Input records
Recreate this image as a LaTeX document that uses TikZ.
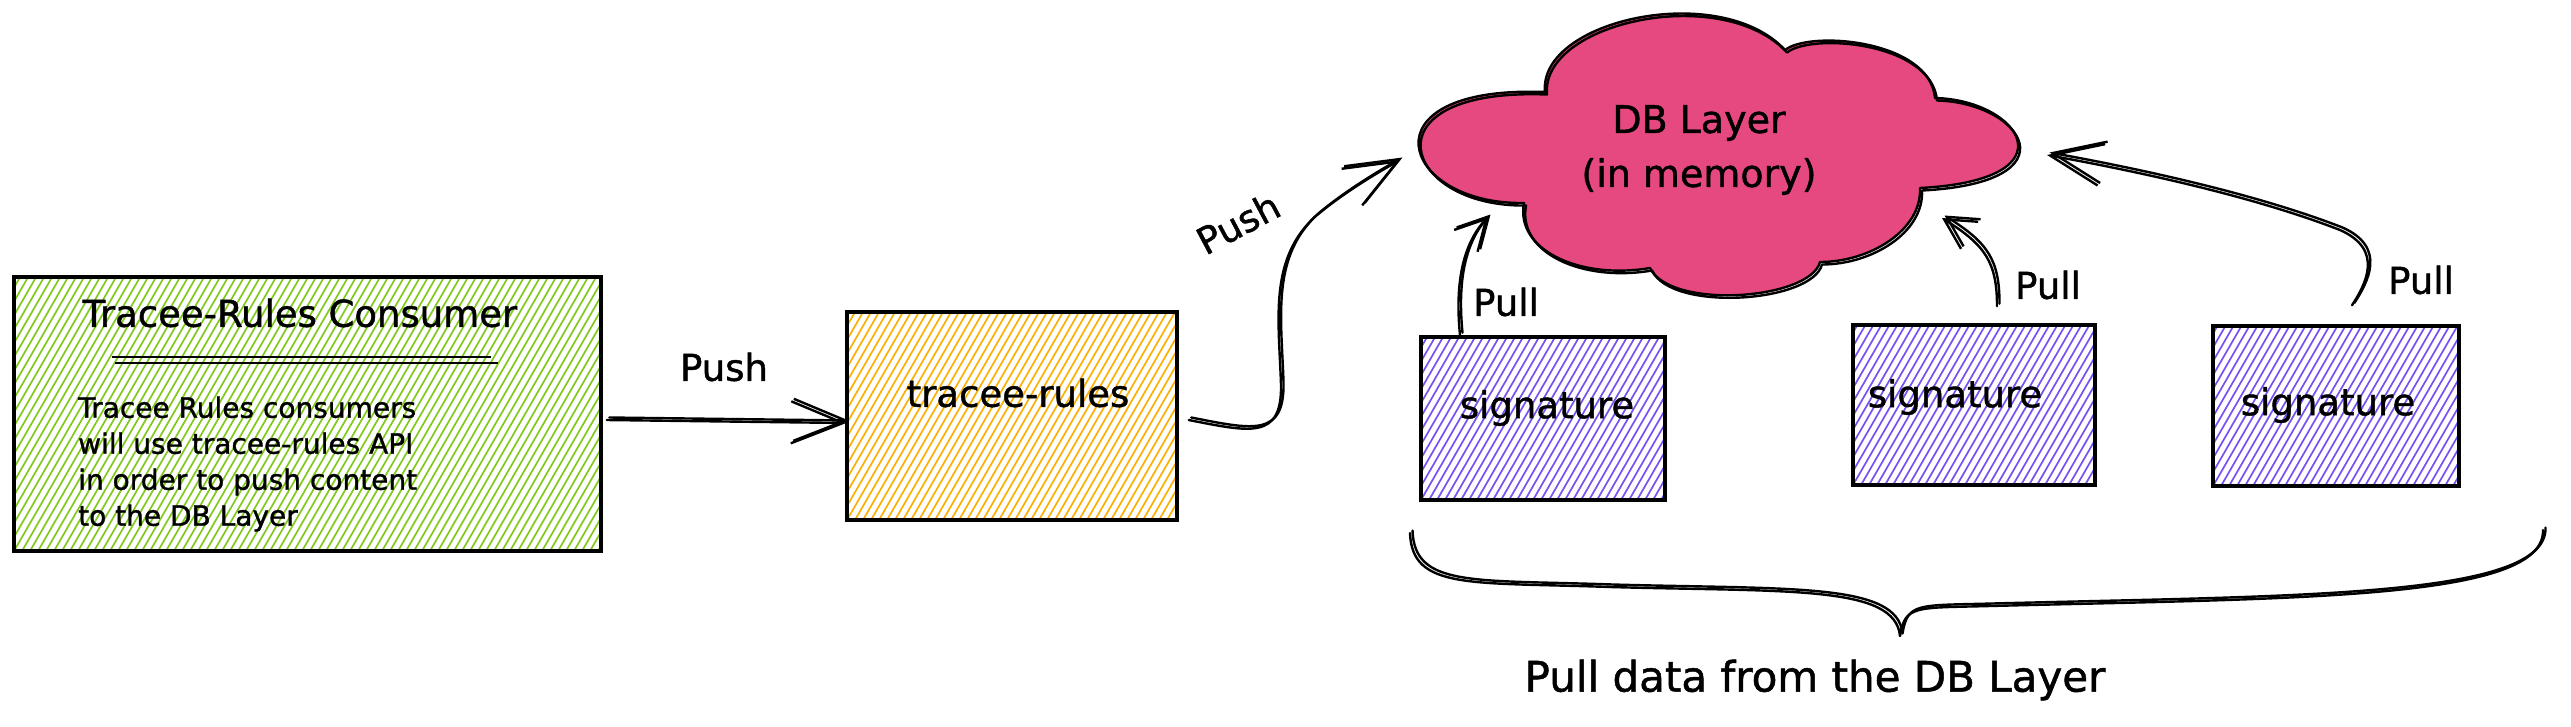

---

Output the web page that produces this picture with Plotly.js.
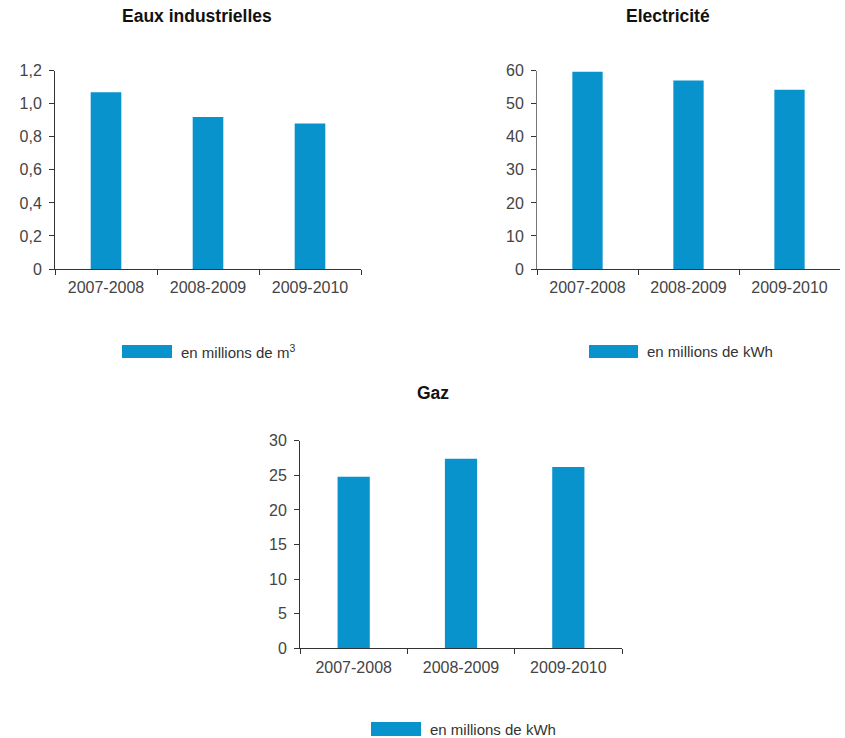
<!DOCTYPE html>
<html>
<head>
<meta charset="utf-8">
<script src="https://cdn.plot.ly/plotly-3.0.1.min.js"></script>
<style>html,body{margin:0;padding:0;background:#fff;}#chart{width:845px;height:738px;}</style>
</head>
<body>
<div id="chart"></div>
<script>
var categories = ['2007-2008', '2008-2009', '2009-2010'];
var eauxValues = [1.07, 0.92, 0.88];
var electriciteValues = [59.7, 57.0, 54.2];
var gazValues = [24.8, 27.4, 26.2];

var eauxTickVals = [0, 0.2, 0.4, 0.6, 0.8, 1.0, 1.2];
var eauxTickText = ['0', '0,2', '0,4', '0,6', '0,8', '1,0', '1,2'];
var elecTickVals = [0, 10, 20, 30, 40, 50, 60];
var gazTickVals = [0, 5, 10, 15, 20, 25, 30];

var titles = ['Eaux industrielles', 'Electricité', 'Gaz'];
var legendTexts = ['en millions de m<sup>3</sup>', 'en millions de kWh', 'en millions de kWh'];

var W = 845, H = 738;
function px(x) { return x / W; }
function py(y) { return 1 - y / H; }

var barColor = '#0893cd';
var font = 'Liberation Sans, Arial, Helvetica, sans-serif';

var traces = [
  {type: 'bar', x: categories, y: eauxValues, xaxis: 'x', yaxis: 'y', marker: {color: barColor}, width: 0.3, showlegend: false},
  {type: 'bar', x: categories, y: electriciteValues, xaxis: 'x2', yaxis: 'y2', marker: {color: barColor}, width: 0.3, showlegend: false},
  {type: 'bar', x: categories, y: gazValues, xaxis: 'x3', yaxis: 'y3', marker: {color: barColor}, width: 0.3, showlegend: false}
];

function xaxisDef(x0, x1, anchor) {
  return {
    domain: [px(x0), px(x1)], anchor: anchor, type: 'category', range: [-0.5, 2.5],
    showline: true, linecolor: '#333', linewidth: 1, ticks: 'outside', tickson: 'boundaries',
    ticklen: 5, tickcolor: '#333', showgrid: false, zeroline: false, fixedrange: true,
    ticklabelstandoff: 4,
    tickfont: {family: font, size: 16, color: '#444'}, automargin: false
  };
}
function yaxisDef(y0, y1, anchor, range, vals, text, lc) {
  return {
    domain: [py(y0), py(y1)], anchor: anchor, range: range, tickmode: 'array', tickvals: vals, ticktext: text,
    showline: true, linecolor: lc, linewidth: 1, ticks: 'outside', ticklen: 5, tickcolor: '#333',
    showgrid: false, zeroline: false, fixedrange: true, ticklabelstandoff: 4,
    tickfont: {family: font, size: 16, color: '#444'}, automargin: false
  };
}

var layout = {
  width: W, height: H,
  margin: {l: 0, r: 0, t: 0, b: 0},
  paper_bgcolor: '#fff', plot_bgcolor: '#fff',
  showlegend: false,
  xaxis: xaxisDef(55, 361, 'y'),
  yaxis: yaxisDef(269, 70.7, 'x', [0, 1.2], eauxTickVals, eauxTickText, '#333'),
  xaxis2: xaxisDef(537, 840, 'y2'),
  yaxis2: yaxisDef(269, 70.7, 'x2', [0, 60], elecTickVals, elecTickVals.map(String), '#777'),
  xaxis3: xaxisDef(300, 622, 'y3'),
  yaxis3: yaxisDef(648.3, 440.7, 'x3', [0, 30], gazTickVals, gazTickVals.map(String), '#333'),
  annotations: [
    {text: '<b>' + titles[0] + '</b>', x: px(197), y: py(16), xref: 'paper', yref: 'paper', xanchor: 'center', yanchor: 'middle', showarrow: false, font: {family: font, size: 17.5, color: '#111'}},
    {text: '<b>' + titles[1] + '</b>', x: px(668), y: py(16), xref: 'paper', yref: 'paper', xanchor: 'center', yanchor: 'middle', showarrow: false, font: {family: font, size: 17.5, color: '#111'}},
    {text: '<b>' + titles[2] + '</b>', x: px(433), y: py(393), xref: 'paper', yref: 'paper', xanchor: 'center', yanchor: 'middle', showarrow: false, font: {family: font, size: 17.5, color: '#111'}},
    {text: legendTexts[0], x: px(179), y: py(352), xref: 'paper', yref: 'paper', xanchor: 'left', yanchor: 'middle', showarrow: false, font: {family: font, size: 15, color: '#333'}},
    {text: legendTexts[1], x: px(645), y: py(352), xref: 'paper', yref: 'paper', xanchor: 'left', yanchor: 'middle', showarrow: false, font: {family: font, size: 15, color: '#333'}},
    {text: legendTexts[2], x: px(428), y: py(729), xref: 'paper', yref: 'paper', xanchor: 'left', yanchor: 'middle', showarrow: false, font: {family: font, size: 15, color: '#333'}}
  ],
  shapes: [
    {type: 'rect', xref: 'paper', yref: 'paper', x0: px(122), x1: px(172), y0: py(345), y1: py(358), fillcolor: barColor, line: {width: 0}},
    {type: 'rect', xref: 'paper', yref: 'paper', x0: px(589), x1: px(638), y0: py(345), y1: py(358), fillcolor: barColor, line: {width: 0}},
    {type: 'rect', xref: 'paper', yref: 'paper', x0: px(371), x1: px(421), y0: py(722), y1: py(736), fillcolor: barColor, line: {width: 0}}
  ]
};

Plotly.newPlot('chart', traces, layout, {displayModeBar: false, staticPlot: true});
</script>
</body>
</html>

Job
Reproduce the data above exactly, but only from the line containing "Output the web" through the line containing "var gazTickVals = [0, 5, 10, 15, 20, 25, 30];"; skip the pictures.

Complete answer
Output the web page that produces this picture with Plotly.js.
<!DOCTYPE html>
<html>
<head>
<meta charset="utf-8">
<script src="https://cdn.plot.ly/plotly-3.0.1.min.js"></script>
<style>html,body{margin:0;padding:0;background:#fff;}#chart{width:845px;height:738px;}</style>
</head>
<body>
<div id="chart"></div>
<script>
var categories = ['2007-2008', '2008-2009', '2009-2010'];
var eauxValues = [1.07, 0.92, 0.88];
var electriciteValues = [59.7, 57.0, 54.2];
var gazValues = [24.8, 27.4, 26.2];

var eauxTickVals = [0, 0.2, 0.4, 0.6, 0.8, 1.0, 1.2];
var eauxTickText = ['0', '0,2', '0,4', '0,6', '0,8', '1,0', '1,2'];
var elecTickVals = [0, 10, 20, 30, 40, 50, 60];
var gazTickVals = [0, 5, 10, 15, 20, 25, 30];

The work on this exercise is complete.